The magnitude of a vector $$\langle x, y \rangle$$ is calculated using the distance formula from the origin, which is given by the square root of the sum of the squares of its components.

$$||\vec{v}|| = \sqrt{x^2 + y^2}$$

For the given vector $$\langle 8,-6\rangle$$, we have $$x=8$$ and $$y=-6$$. Substituting these values into the formula:

$$||\vec{v}|| = \sqrt{8^2 + (-6)^2}$$

$$||\vec{v}|| = \sqrt{64 + 36}$$

$$||\vec{v}|| = \sqrt{100}$$

$$||\vec{v}|| = 10$$

## Question1.c:

**step1 Finding the Acute Angle with the Nearest X-axis**

The acute angle $$\theta$$ formed by the vector and the nearest x-axis is the reference angle. For a vector $$\langle x, y \rangle$$, this angle can be found using the absolute value of the tangent of the angle, which is the absolute value of the ratio of the y-component to the x-component.
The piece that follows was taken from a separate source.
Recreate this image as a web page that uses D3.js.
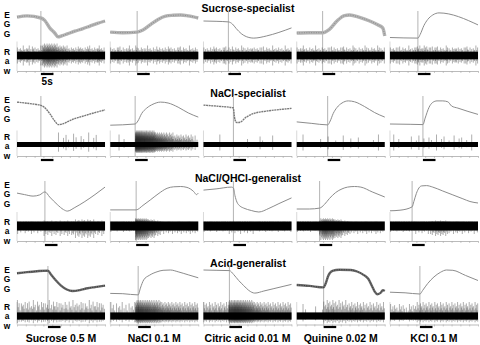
<!DOCTYPE html>
<html>
<head>
<meta charset="utf-8">
<script src="https://cdn.jsdelivr.net/npm/d3@7"></script>
<style>
  body { margin: 0; background: #fff; }
</style>
</head>
<body>
<div id="chart"></div>
<script>
// Neuron types (rows) and taste stimuli (columns)
const neuronTypes = ["Sucrose-specialist", "NaCl-specialist", "NaCl/QHCl-generalist", "Acid-generalist"];
const stimuli = ["Sucrose 0.5 M", "NaCl 0.1 M", "Citric acid 0.01 M", "Quinine 0.02 M", "KCl 0.1 M"];

// Sweep length and stimulus timing (s)
const sweepLength = 35;
const stimDuration = 5;
const timeTicks = d3.range(0, 35.1, 3.5);
const onsets = [
    [9.5, 10.7, 9.9, 10.3, 11.1],
    [9.5, 9.9, 11.9, 12.3, 13.1],
    [11.1, 10.3, 11.9, 9.1, 8.8],
    [12.3, 11.1, 10.3, 10.7, 11.9]
];

// EGG traces, [time s, amplitude a.u. 0-100]
const eggSucroseSpec = [
    [[0,83],[4,87],[9.5,80],[11,72],[13,47],[15,30],[16.3,17],[18,21],[20,27],[23,36],[26,44],[29,53],[32,62],[35,70]],
    [[0,33],[5,31],[10.7,33],[13,40],[16,58],[19,75],[22,86],[25,89],[28,90],[31,87],[35,80]],
    [[0,70],[5,69],[9.9,67],[11.5,60],[13,45],[15,28],[17,18],[20,13],[25,20],[30,32],[35,47]],
    [[0,30],[5,31],[10.3,31],[13,42],[16,70],[19,88],[21,90],[25,82],[29,70],[32,58],[34.2,47],[35,20]],
    [[0,15],[11.1,13],[12,25],[13.5,55],[15,75],[17,90],[19.5,97],[35,57]]
];
const eggNaClSpec = [
    [[0,83],[5,78],[9.5,72],[10.5,68],[13,45],[15,20],[16.5,8],[18,10],[22,25],[27,38],[31,48],[35,57]],
    [[0,6],[9.9,10],[11,20],[12.5,45],[14.5,63],[17,76],[20,83],[23,80],[27,66],[31,47],[35,33]],
    [[0,73],[6,69],[11.8,64],[12.5,25],[13.2,15],[14.5,16],[17,33],[20,45],[25,53],[30,58],[35,62]],
    [[0,17],[6,12],[12.3,7],[13.3,20],[14.5,45],[16,65],[18,80],[20.5,87],[23,84],[27,68],[31,48],[35,33]],
    [[0,10],[8,9],[13.1,8],[14,30],[15.5,65],[17,82],[18.7,87],[21,87],[23,84],[24.5,70],[27,63],[31,52],[35,42]]
];
const eggNaClQHClGen = [
    [[0,63],[3,58],[6.4,53],[9,57],[11.1,67],[13,50],[16,25],[18.5,8],[20,3],[23,15],[27,35],[31,58],[35,83]],
    [[0,7],[10.3,7],[13,22],[15.9,40],[19,60],[22.6,79],[25.2,84],[28,85],[30.5,82],[33.2,68],[34.3,58],[35,63]],
    [[0,73],[5,77],[11.1,83],[11.9,80],[12.5,55],[13.3,33],[14.5,20],[16,13],[19,5],[22,0],[26,12],[30,28],[35,47]],
    [[0,10],[5,10],[9.1,13],[11,25],[13,45],[15.5,65],[18,77],[20.2,83],[23,85],[25.5,83],[30,67],[35,50]],
    [[0,4],[4,6],[8.8,17],[9.5,35],[10.5,62],[11.5,80],[12.6,87],[14.5,88],[17,83],[21,70],[25,57],[29,44],[31.8,35],[35,30]]
];
const eggAcidGen = [
    [[0,79],[4,83],[8,86],[12.3,88],[13.5,75],[15.5,55],[17.5,38],[19.8,25],[22,20],[25,23],[28,29],[31,33],[35,38]],
    [[0,12],[5,11],[11.1,7],[12,30],[13.3,57],[15.5,72],[18.6,84],[21,89],[23.9,90],[27,84],[31,74],[35,64]],
    [[0,90],[5,89],[10.3,88],[12,75],[14,55],[16,38],[18,22],[20.4,13],[24,20],[28,28],[32,36],[35,42]],
    [[0,40],[5,37],[10.7,32],[11.5,45],[12.5,70],[14.2,87],[17,91],[21.5,90],[24,85],[26.7,73],[28.5,60],[30,35],[31,18],[32.1,9],[33.5,15],[34.2,23],[35,20]],
    [[0,16],[6,14],[11.9,10],[13,22],[15,45],[17.5,67],[20,82],[22.5,90],[25,89],[30,72],[35,55]]
];
const eggTraces = [eggSucroseSpec, eggNaClSpec, eggNaClQHClGen, eggAcidGen];

// Raw recordings: spikes per 1-s bin (base 36) and spike size per bin (x2 a.u.)
const spikeCounts = [
    ["34334343437898877665545445445444544", "33343334334343343334343433343433343", "33334333433334333433343334333433343",
     "33433343334333433343334333433343333", "34333433344454443443434334334343343"],
    ["00000000000000001011101101101011000", "0001010000kjhgfedcba987665554444321", "00000010000000000100001100010000000",
     "00100000010010010010010010000010100", "01010000101101011010110101011010100"],
    ["21121221212323232323323243434332323", "2121221212dcba987654322322232223222", "21221212212212212122122121221212212",
     "21212112169a988776544323222322232221", "21221212122122123344443322322212212"],
    ["32323232323232332323232323232323232", "2212212122bccbba9987766655554444444", "4343434343cdeedcba98776555444444444",
     "00110001002343433333343434333333333", "23223212323343434343434343434343434"]
];
const spikeSizes = [
    ["44545454456666665555444454445444544", "44454445445444544454444544454445444", "44445444544544454445444544454444544",
     "44544445444445444454445444454444544", "44454445445545545454445444544454445"],
    ["66666666666666666666666666666666666", "00050500007777777766666665555555554", "55555555555555555555555555555555555",
     "55555555555555555555555555555555555", "55555555555555555555555555555555555"],
    ["44444444445555555555556666666665555", "33333333337777766655444444444444444", "33333333334444444444333333333333333",
     "33333333377777766655544444444444444", "33333333334444445555555444444444444"],
    ["87878787878787878787878787878787878", "77777777778888888888777777777777777", "77777777778888888888777777777777777",
     "66666666668888888888777777777777777", "66666666667777777777777777777777777"]
];
// Baseline noise (a.u.) and spike polarity per neuron type
const rawNoise = [3.8, 2.5, 4.5, 3.6];
const spikeUp = [1, 1, 0.55, 1];
const spikeDown = [1, 0.6, 1, 0.45];
const sizeCycle = [1, 0.55, 0.8, 0.4, 0.9, 0.6, 0.7, 0.45];

// EGG line look: c clean, n noisy, d noisy dark, j jagged
const eggLook = [
    ["n", "n", "c", "n", "c"],
    ["j", "c", "j", "c", "c"],
    ["c", "c", "c", "c", "c"],
    ["d", "c", "c", "d", "c"]
];

// Layout
const W = 480, H = 345;
const rawCenter = [55.5, 59.5, 56, 61];
const axisOff = [71, 71, 71, 69.5];
const barOff = [74, 75, 75, 72];

const svg = d3.select("#chart")
    .append("svg")
    .attr("width", W)
    .attr("height", H)
    .style("font-family", "'Liberation Sans', Arial, sans-serif");

const col = d3.scaleBand().domain(stimuli).range([17, 478]).paddingInner(0.056);
const row = d3.scaleBand().domain(neuronTypes).range([0, 340]);

neuronTypes.forEach((type, r) => {
    const top = row(type);
    const yEgg = d3.scaleLinear().domain([0, 100]).range([top + 42, top + 12]);
    const yRaw = d3.scaleLinear().domain([-20, 20]).range([top + rawCenter[r] + 20, top + rawCenter[r] - 20]);
    const axisY = top + axisOff[r];

    // Row title
    svg.append("text")
        .attr("x", 248)
        .attr("y", top + 11.5)
        .attr("text-anchor", "middle")
        .style("font-size", "10.5px")
        .style("font-weight", "bold")
        .text(type);

    // EGG / Raw side labels
    const side = [["E", 14.5], ["G", 24], ["G", 33.5], ["R", 51.5], ["a", 61], ["w", 70.5]];
    side.forEach(([ch, yy]) => {
        svg.append("text")
            .attr("x", 7)
            .attr("y", top + yy + 3.2)
            .attr("text-anchor", "middle")
            .style("font-size", "8.4px")
            .style("font-weight", "bold")
            .text(ch);
    });

    stimuli.forEach((stim, c) => {
        const x = d3.scaleLinear()
            .domain([0, sweepLength])
            .range([col(stim), col(stim) + col.bandwidth()]);
        const g = svg.append("g");
        const onset = onsets[r][c];

        // Stimulus onset marker
        g.append("line")
            .attr("x1", x(onset)).attr("x2", x(onset))
            .attr("y1", top + 11).attr("y2", axisY)
            .attr("stroke", "#b4b4b4")
            .attr("stroke-width", 1);

        // Left edge of raw trace
        g.append("line")
            .attr("x1", x(0)).attr("x2", x(0))
            .attr("y1", yRaw(14)).attr("y2", axisY)
            .attr("stroke", "#cfcfcf")
            .attr("stroke-width", 0.8);

        // Spikes
        const counts = spikeCounts[r][c];
        const sizes = spikeSizes[r][c];
        const spikes = [];
        let k = 0;
        for (let s = 0; s < sweepLength; s++) {
            const n = parseInt(counts[s], 36) || 0;
            const a = +sizes[s] * 2;
            for (let i = 0; i < n; i++) {
                spikes.push({t: s + (i + 0.5) / n, a: a * sizeCycle[k % sizeCycle.length]});
                k++;
            }
        }
        g.selectAll(".spike")
            .data(spikes)
            .join("line")
            .attr("x1", d => x(d.t)).attr("x2", d => x(d.t))
            .attr("y1", d => yRaw(Math.max(rawNoise[r], d.a * spikeUp[r])))
            .attr("y2", d => yRaw(-Math.max(rawNoise[r], d.a * spikeDown[r])))
            .attr("stroke", "#222")
            .attr("stroke-opacity", 0.62)
            .attr("stroke-width", 0.6);

        // Baseline noise band
        g.append("rect")
            .attr("x", x(0))
            .attr("y", yRaw(rawNoise[r]))
            .attr("width", x(sweepLength) - x(0))
            .attr("height", yRaw(-rawNoise[r]) - yRaw(rawNoise[r]))
            .attr("fill", "#000");

        // EGG trace
        const line = d3.line()
            .x(d => x(d[0]))
            .y(d => yEgg(d[1]))
            .curve(d3.curveMonotoneX);
        const look = eggLook[r][c];
        const data = eggTraces[r][c];
        if (look === "n" || look === "d") {
            g.append("path").datum(data)
                .attr("fill", "none")
                .attr("stroke", look === "n" ? "#b4b4b4" : "#6a6a6a")
                .attr("stroke-width", look === "n" ? 3.4 : 2.4)
                .attr("d", line);
            g.append("path").datum(data)
                .attr("fill", "none")
                .attr("stroke", look === "n" ? "#808080" : "#2a2a2a")
                .attr("stroke-width", 0.8)
                .attr("stroke-dasharray", "1,1.4")
                .attr("d", line);
        } else {
            g.append("path").datum(data)
                .attr("fill", "none")
                .attr("stroke", look === "j" ? "#7a7a7a" : "#8c8c8c")
                .attr("stroke-width", look === "j" ? 1.4 : 1)
                .attr("stroke-dasharray", look === "j" ? "2,0.6" : null)
                .attr("d", line);
        }

        // Time axis
        const ax = g.append("g")
            .attr("transform", `translate(0,${axisY})`)
            .call(d3.axisBottom(x).tickValues(timeTicks).tickSize(2).tickSizeOuter(0).tickFormat(""));
        ax.select(".domain").attr("stroke", "#aaa").attr("stroke-width", 0.8);
        ax.selectAll(".tick line").attr("stroke", "#aaa").attr("stroke-width", 0.6);

        // Stimulus bar
        g.append("rect")
            .attr("x", x(onset))
            .attr("y", top + barOff[r] - 1.1)
            .attr("width", x(onset + stimDuration) - x(onset))
            .attr("height", 2.2)
            .attr("fill", "#000");

        if (r === 0 && c === 0) {
            g.append("text")
                .attr("x", x(onset + stimDuration / 2))
                .attr("y", top + 85)
                .attr("text-anchor", "middle")
                .style("font-size", "10px")
                .style("font-weight", "bold")
                .text("5s");
        }
    });
});

// Stimulus labels
svg.selectAll(".stim-label")
    .data(stimuli)
    .join("text")
    .attr("x", d => col(d) + col.bandwidth() / 2)
    .attr("y", 341.5)
    .attr("text-anchor", "middle")
    .style("font-size", "10.5px")
    .style("font-weight", "bold")
    .text(d => d);
</script>
</body>
</html>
$$\tan \theta = \left| \frac{y}{x} \right|$$

For the vector $$\langle 8,-6\rangle$$, we have $$x=8$$ and $$y=-6$$. Substituting these values:

$$\tan \theta = \left| \frac{-6}{8} \right|$$

$$\tan \theta = \left| -\frac{3}{4} \right|$$

$$\tan \theta = \frac{3}{4}$$

Now, we find the angle whose tangent is $$\frac{3}{4}$$ using the arctangent function.

$$\theta = \arctan \left( \frac{3}{4} \right)$$

Calculating this value gives us:

$$\theta \approx 36.87^\circ$$